At your company, is there such an awareness of wellness that when you have meetings, you think about healthy options for food and beverages, and how to help employees stick to their diet and fitness regimen while traveling for business?

Just as a company doesn’t want to encourage non-stop snacking on any food—healthy or otherwise—it also should be aware of the impact of its location on wellness. My company used to be located in a charming area of NYC that begged to be explored on long walks. Now we’re located in a commercial district that’s not nearly so appealing. Our work neighborhood used to be filled with healthy-eating opportunities. I frequented a small, family-run gourmet shop that sold affordable “special salads” that were special enough to turn a person usually more drawn to cheeseburgers than asparagus into an every-day salad person. The neighborhood was so pleasant and interesting in the shops and artistic environment that I would walk every day over a half-hour at lunch for the joy of it.

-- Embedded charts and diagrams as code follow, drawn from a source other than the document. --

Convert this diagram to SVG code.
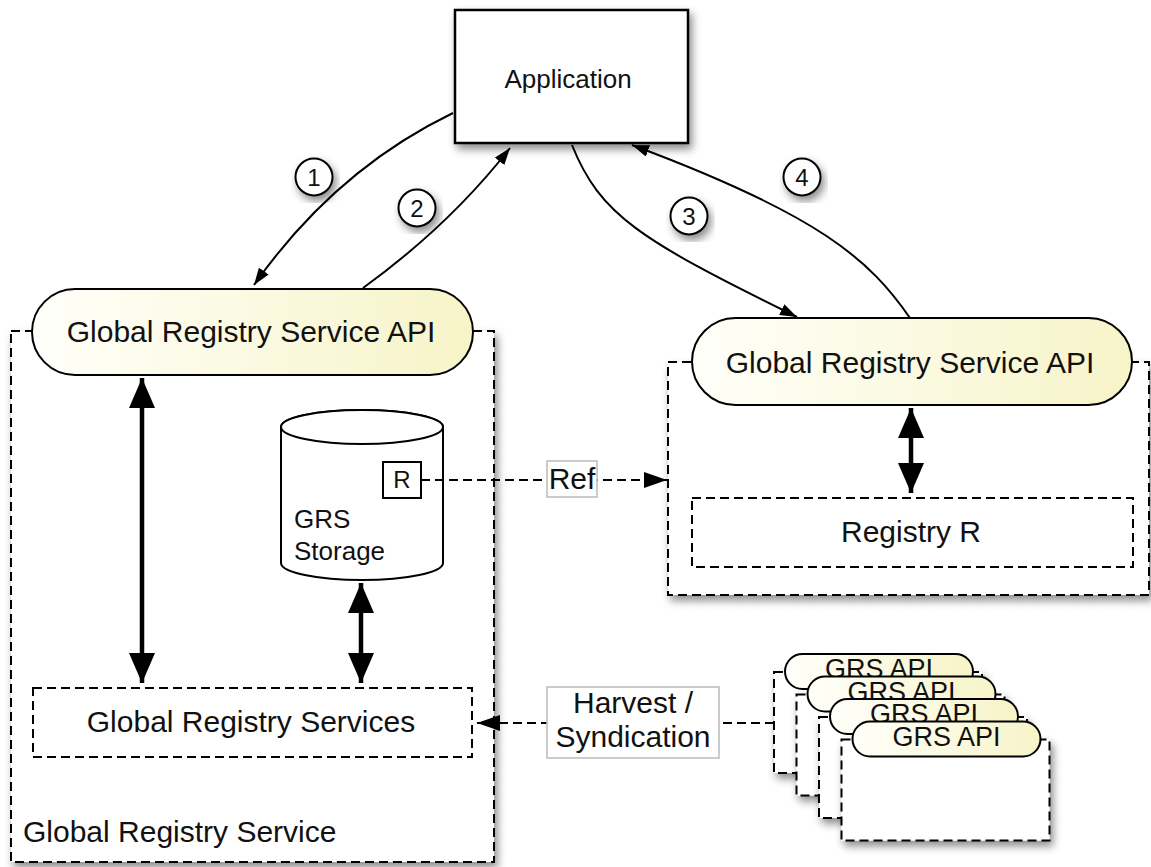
<svg xmlns="http://www.w3.org/2000/svg" width="1151" height="867" viewBox="0 0 1151 867">
  <style>
    text { font-family: "Liberation Sans", Arial, sans-serif; fill: #111; }
    .t30 { font-size: 30px; }
    .box { fill: #fff; stroke: #000; stroke-width: 2.5; }
    .dash { fill: #fff; stroke: #000; stroke-width: 2; stroke-dasharray: 9 5; }
    .dashnf { fill: none; stroke: #000; stroke-width: 2; stroke-dasharray: 9 5; }
    .pill { fill: url(#pillGrad); stroke: #000; stroke-width: 2; }
    .thin { fill: none; stroke: #000; stroke-width: 2; marker-end: url(#thinHead); }
    .thick { fill: none; stroke: #000; stroke-width: 4.5; marker-start: url(#bigHead); marker-end: url(#bigHead); }
    .dline { fill: none; stroke: #000; stroke-width: 2; stroke-dasharray: 9 5; marker-end: url(#dashHead); }
    .lbl { fill: #fff; stroke: #bbb; stroke-width: 1.5; }
    .num { fill: #fff; stroke: #000; stroke-width: 2; }
  </style>
  <defs>
    <linearGradient id="pillGrad" x1="0" y1="0" x2="1" y2="0">
      <stop offset="0" stop-color="#fffffa"/>
      <stop offset="1" stop-color="#f7f4c8"/>
    </linearGradient>
    <filter id="sh" x="-10%" y="-10%" width="130%" height="130%">
      <feDropShadow dx="3" dy="5" stdDeviation="4" flood-color="#000" flood-opacity="0.45"/>
    </filter>
    <clipPath id="cardTextClip" clipPathUnits="userSpaceOnUse">
      <rect x="780" y="640" width="200" height="36.5"/>
    </clipPath>
    <marker id="thinHead" markerUnits="userSpaceOnUse" markerWidth="18" markerHeight="12" refX="17" refY="6" orient="auto">
      <path d="M0,0 L17,6 L0,12 z" fill="#000"/>
    </marker>
    <marker id="bigHead" markerUnits="userSpaceOnUse" markerWidth="31" markerHeight="26" refX="30" refY="13" orient="auto-start-reverse">
      <path d="M0,0 L30,13 L0,26 z" fill="#000"/>
    </marker>
    <marker id="dashHead" markerUnits="userSpaceOnUse" markerWidth="24" markerHeight="16" refX="23" refY="8" orient="auto">
      <path d="M0,0 L23,8 L0,16 z" fill="#000"/>
    </marker>
  </defs>

  <!-- Left container: Global Registry Service -->
  <g id="grs-left">
    <rect class="dash" x="11" y="331" width="483" height="531" filter="url(#sh)"/>
    <text class="t30" x="23" y="842">Global Registry Service</text>
  </g>

  <!-- Right container -->
  <g id="grs-right">
    <rect class="dash" x="668" y="362" width="481" height="233" filter="url(#sh)"/>
  </g>

  <g id="registry-r">
    <rect class="dashnf" x="692" y="498" width="441" height="69"/>
    <text class="t30" x="911" y="542" text-anchor="middle">Registry R</text>
  </g>

  <g id="grs-services">
    <rect class="dashnf" x="33" y="688" width="439" height="69"/>
    <text class="t30" x="251" y="732" text-anchor="middle">Global Registry Services</text>
  </g>

  <g id="grs-storage">
    <path d="M281,427 L281,563 A81,17 0 0 0 443,563 L443,427 A81,17 0 0 0 281,427 Z" fill="#fff" stroke="#000" stroke-width="2"/>
    <ellipse cx="362" cy="427" rx="81" ry="17" fill="#fff" stroke="#000" stroke-width="2"/>
    <text x="294" y="528" font-size="26">GRS</text>
    <text x="294" y="560" font-size="26">Storage</text>
  </g>

  <g id="r-ref">
    <rect x="383" y="462" width="38" height="36" fill="#fff" stroke="#000" stroke-width="2"/>
    <text x="402" y="488" font-size="24" text-anchor="middle">R</text>
  </g>

  <g id="app">
    <rect class="box" x="455" y="10" width="233" height="133" filter="url(#sh)"/>
    <text x="568" y="88" font-size="26" text-anchor="middle">Application</text>
  </g>

  <g id="api-left">
    <rect class="pill" x="32" y="289" width="441" height="86" rx="43"/>
    <text class="t30" x="251" y="342" text-anchor="middle">Global Registry Service API</text>
  </g>

  <g id="api-right">
    <rect class="pill" x="692" y="318" width="440" height="87" rx="43.5"/>
    <text class="t30" x="910" y="373" text-anchor="middle">Global Registry Service API</text>
  </g>

  <!-- Stack of GRS API cards -->
  <g id="grs-api-1" transform="translate(0,0)">
    <rect class="dash" x="774" y="672" width="208" height="101" filter="url(#sh)"/>
    <rect class="pill" x="785" y="654" width="188" height="35" rx="17.5"/>
    <text x="879" y="678" font-size="27" text-anchor="middle" clip-path="url(#cardTextClip)">GRS API</text>
  </g>
  <g id="grs-api-2" transform="translate(22.5,22.5)">
    <rect class="dash" x="774" y="672" width="208" height="101" filter="url(#sh)"/>
    <rect class="pill" x="785" y="654" width="188" height="35" rx="17.5"/>
    <text x="879" y="678" font-size="27" text-anchor="middle" clip-path="url(#cardTextClip)">GRS API</text>
  </g>
  <g id="grs-api-3" transform="translate(45,45)">
    <rect class="dash" x="774" y="672" width="208" height="101" filter="url(#sh)"/>
    <rect class="pill" x="785" y="654" width="188" height="35" rx="17.5"/>
    <text x="879" y="678" font-size="27" text-anchor="middle" clip-path="url(#cardTextClip)">GRS API</text>
  </g>
  <g id="grs-api-4" transform="translate(67.5,67.5)">
    <rect class="dash" x="774" y="672" width="208" height="101" filter="url(#sh)"/>
    <rect class="pill" x="785" y="654" width="188" height="35" rx="17.5"/>
    <text x="879" y="678" font-size="27" text-anchor="middle">GRS API</text>
  </g>

  <!-- Connectors -->
  <g id="connectors">
    <path class="thin" d="M453,113 Q335,170 254,285"/>
    <path class="thin" d="M363,288 Q450,225 510,148"/>
    <path class="thin" d="M572,145 C600,215 640,240 797,317"/>
    <path class="thin" d="M910,318 C870,260 820,215 632,145"/>

    <line class="thick" x1="142" y1="378" x2="142" y2="683"/>
    <line class="thick" x1="361" y1="583" x2="361" y2="683"/>
    <line class="thick" x1="911" y1="408" x2="911" y2="493"/>

    <path class="dline" d="M421,480 L667,480"/>
    <path class="dline" d="M774,723 L477,723"/>

    <g id="label-ref">
      <rect class="lbl" x="547" y="461" width="50" height="36"/>
      <text class="t30" x="572" y="489" text-anchor="middle">Ref</text>
    </g>
    <g id="label-harvest">
      <rect class="lbl" x="547" y="687" width="172" height="71"/>
      <text class="t30" x="633" y="713" text-anchor="middle">Harvest /</text>
      <text class="t30" x="633" y="747" text-anchor="middle">Syndication</text>
    </g>

    <g id="step-1">
      <circle class="num" cx="314" cy="177" r="18.5" filter="url(#sh)"/>
      <text x="314" y="186" font-size="24" text-anchor="middle">1</text>
    </g>
    <g id="step-2">
      <circle class="num" cx="417" cy="208" r="18.5" filter="url(#sh)"/>
      <text x="417" y="217" font-size="24" text-anchor="middle">2</text>
    </g>
    <g id="step-3">
      <circle class="num" cx="689" cy="216" r="18.5" filter="url(#sh)"/>
      <text x="689" y="225" font-size="24" text-anchor="middle">3</text>
    </g>
    <g id="step-4">
      <circle class="num" cx="802" cy="177" r="18.5" filter="url(#sh)"/>
      <text x="802" y="186" font-size="24" text-anchor="middle">4</text>
    </g>
  </g>
</svg>
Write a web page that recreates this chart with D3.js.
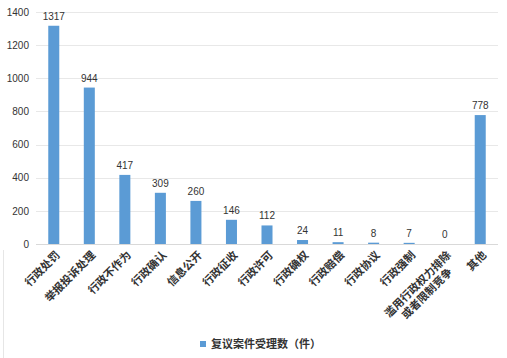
<!DOCTYPE html>
<html><head><meta charset="utf-8">
<script src="https://cdn.jsdelivr.net/npm/d3@7"></script>
<style>body{margin:0;background:#fff}svg{display:block}</style>
</head><body>
<svg id="c" width="507" height="358"></svg>
<script>
const categories = ["行政处罚","举报投诉处理","行政不作为","行政确认","信息公开","行政征收","行政许可","行政确权","行政赔偿","行政协议","行政强制","滥用行政权力排除\n或者限制竞争","其他"];
const values = [1317,944,417,309,260,146,112,24,11,8,7,0,778];
const yTicks = [0,200,400,600,800,1000,1200,1400];
const seriesName = "复议案件受理数（件）";

const svg = d3.select("#c");
const m = {l:36, r:9, t:12, b:114};
const W = 507, H = 358;
const x = d3.scaleBand().domain(categories).range([m.l, W-m.r]).paddingInner(0.69).paddingOuter(0.345);
const y = d3.scaleLinear().domain([0,1400]).range([H-m.b, m.t]);
const font = "'Liberation Sans', Arial, 'Noto Sans CJK SC', sans-serif";
const cjk = "'Noto Sans CJK SC', sans-serif";

svg.append("line").attr("x1",3.5).attr("x2",3.5).attr("y1",250).attr("y2",358).attr("stroke","#e6e6e6");

// gridlines
svg.append("g").selectAll("line").data(yTicks).join("line")
  .attr("x1",m.l).attr("x2",W-m.r)
  .attr("y1",d=>Math.round(y(d))+0.5).attr("y2",d=>Math.round(y(d))+0.5)
  .attr("stroke",d=>d===0?"#d9d9d9":"#e8e8e8").attr("stroke-width",1);

// y axis labels
const ya = svg.append("g").attr("transform",`translate(${m.l-7},0)`)
  .call(d3.axisLeft(y).tickValues(yTicks).tickFormat(d3.format("d")).tickSize(0).tickPadding(0));
ya.select(".domain").remove();
ya.selectAll("text").attr("font-family",font).attr("font-size",10).attr("fill","#333");

// bars
svg.append("g").selectAll("rect").data(values).join("rect")
  .attr("x",(d,i)=>x(categories[i])).attr("width",x.bandwidth())
  .attr("y",d=>y(d)).attr("height",d=>y(0)-y(d))
  .attr("fill","#5b9bd5");

// value labels
svg.append("g").selectAll("text").data(values).join("text")
  .attr("x",(d,i)=>x(categories[i])+x.bandwidth()/2)
  .attr("y",d=>y(d)-6)
  .attr("text-anchor","middle").attr("font-family",font).attr("font-size",10)
  .attr("fill","#333").text(d=>d);

// category labels
const xa = svg.append("g").attr("transform",`translate(0,${y(0)})`)
  .call(d3.axisBottom(x).tickSize(0).tickFormat(""));
xa.select(".domain").remove();
categories.forEach((c,i)=>{
  const cx = x(c)+x.bandwidth()/2 + 4;
  const g = svg.append("g").attr("transform",`translate(${cx},${y(0)+9}) rotate(-45)`);
  const lines = c.split("\n");
  lines.forEach((ln,j)=>{
    const off = (lines[0].length - ln.length)/2*11;
    g.append("text").attr("x",-off).attr("y",j*13+4)
      .attr("text-anchor","end").attr("font-family",cjk).attr("font-size",11)
      .attr("font-weight","700")
      .attr("fill","#333").text(ln);
  });
});

// legend
svg.append("rect").attr("x",200).attr("y",341).attr("width",6).attr("height",6).attr("fill","#5b9bd5");
svg.append("text").attr("x",211).attr("y",348).attr("font-family",cjk).attr("font-size",11)
  .attr("font-weight","700").attr("fill","#333").text(seriesName);
</script>
</body></html>
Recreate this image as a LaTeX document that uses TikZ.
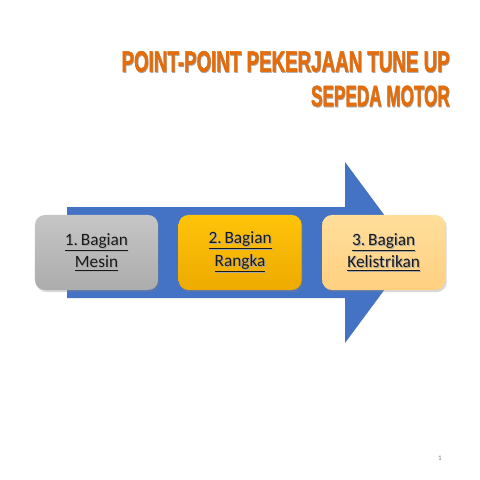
\documentclass[tikz,border=0pt]{standalone}
\usepackage{fontspec, graphicx}
\setmainfont{Carlito}
\newfontfamily\titlefont{Liberation Sans}[FakeBold=1.6]
\usetikzlibrary{positioning, shadows}
\definecolor{arrowblue}{RGB}{68,114,196}
\definecolor{titleorange}{RGB}{228,108,10}
\newcommand{\shtext}[1]{\rlap{\kern0.7pt\raisebox{-0.7pt}{\color{black!35}#1}}#1}
\tikzset{
    part/.style={rectangle, rounded corners=7pt, minimum width=3.075cm, minimum height=1.875cm, align=center, text=black!90, font=\fontsize{12.3}{16.3}\selectfont, drop shadow={opacity=0.3, shadow xshift=1pt, shadow yshift=-1.5pt}},
    title/.style={text=titleorange, inner sep=0pt, font=\titlefont\bfseries\fontsize{21}{24}\selectfont},
    bigarrow/.style={fill=arrowblue, draw=none}
}

\begin{document}
\begin{tikzpicture}[x=0.025cm, y=-0.025cm]

    \useasboundingbox (0,0) rectangle (480,480);

    % Arrow
    \fill [bigarrow] (67,207) -- (345,207) -- (345,162) -- (412,252.5) -- (345,343) -- (345,298) -- (67,298) -- cycle;

    % Nodes
    \node (mesin) [part, top color=gray!45, bottom color=gray!65] at (96.5,252.5) {\shtext{\underline{1.\,Bagian}}\\\shtext{\underline{Mesin}}};
    \node (rangka) [part, right=0.5cm of mesin, top color={rgb,255:red,255;green,196;blue,10}, bottom color={rgb,255:red,238;green,170;blue,0}] {\shtext{\underline{2.\,Bagian}}\\\shtext{\underline{Rangka}}};
    \node (kelistrikan) [part, right=0.5cm of rangka, top color={rgb,255:red,255;green,222;blue,155}, bottom color={rgb,255:red,255;green,208;blue,128}] {\shtext{\underline{3.\,Bagian}}\\\shtext{\underline{Kelistrikan}}};

    \node (title1) [title, anchor=east] at (450,62) {\scalebox{0.635}[1]{\shtext{POINT-POINT PEKERJAAN TUNE UP}}};
    \node (title2) [title, anchor=north east, yshift=-0.3cm] at (title1.south east) {\scalebox{0.58}[1]{\shtext{SEPEDA MOTOR}}};

    \node (page) [text=gray, font=\fontsize{5}{6}\selectfont] at (440,458) {1};

\end{tikzpicture}
\end{document}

In contrast, our new office is located in a healthy-food desert, and the neighborhood doesn’t invite long walks. I walk to the serviceable shop I discovered for lunch with no leisurely detours or indulgent lingering. The new office is located near two major New York City transportation hubs, the New York Port Authority and Penn Station, which is convenient for those commuting from outside the city, but doesn’t the proximity also represent a loss of exercise? Many of these commuters bring their lunch, rather than buy, so the lack of healthy-eating options in the neighborhood, they probably would say, doesn’t bother them. But I bet at least some of them would be more likely to take a mid-day walk if we were still in an inviting part of the city.

Do companies have a role to play in encouraging employees not to smoke? Other than obesity, I bet it’s the single worst thing your employees can do to their health. The complimentary smoothies and free or reduced-cost gym membership is of little use when the employee downs the smoothie or gets off the treadmill, walks outside, and lights a cigarette. Companies might consider allowing brief breaks (15 minutes or less) for any purpose other than smoking. They also could advertise in the break room, kitchen, and other communal places in the office programs in the community to help smokers quit. And they could chip in to finance employees’ completion of these programs.

On the exercise front, what if you put together a walking group, and offered an incentive, such as extra vacation days, to participate? So you don’t discriminate against employees who are not able to walk, you could have other exercise groups with the same reward offer.

“Healthy” sweets in the afternoon is a great indulgence, but the greatest indulgence is a company that cares enough to create an office environment that encourages fitness.

Does your company have a wellness culture in which you think about how to help your employees stay healthy? What wellness programs, or benefits, have been most effective?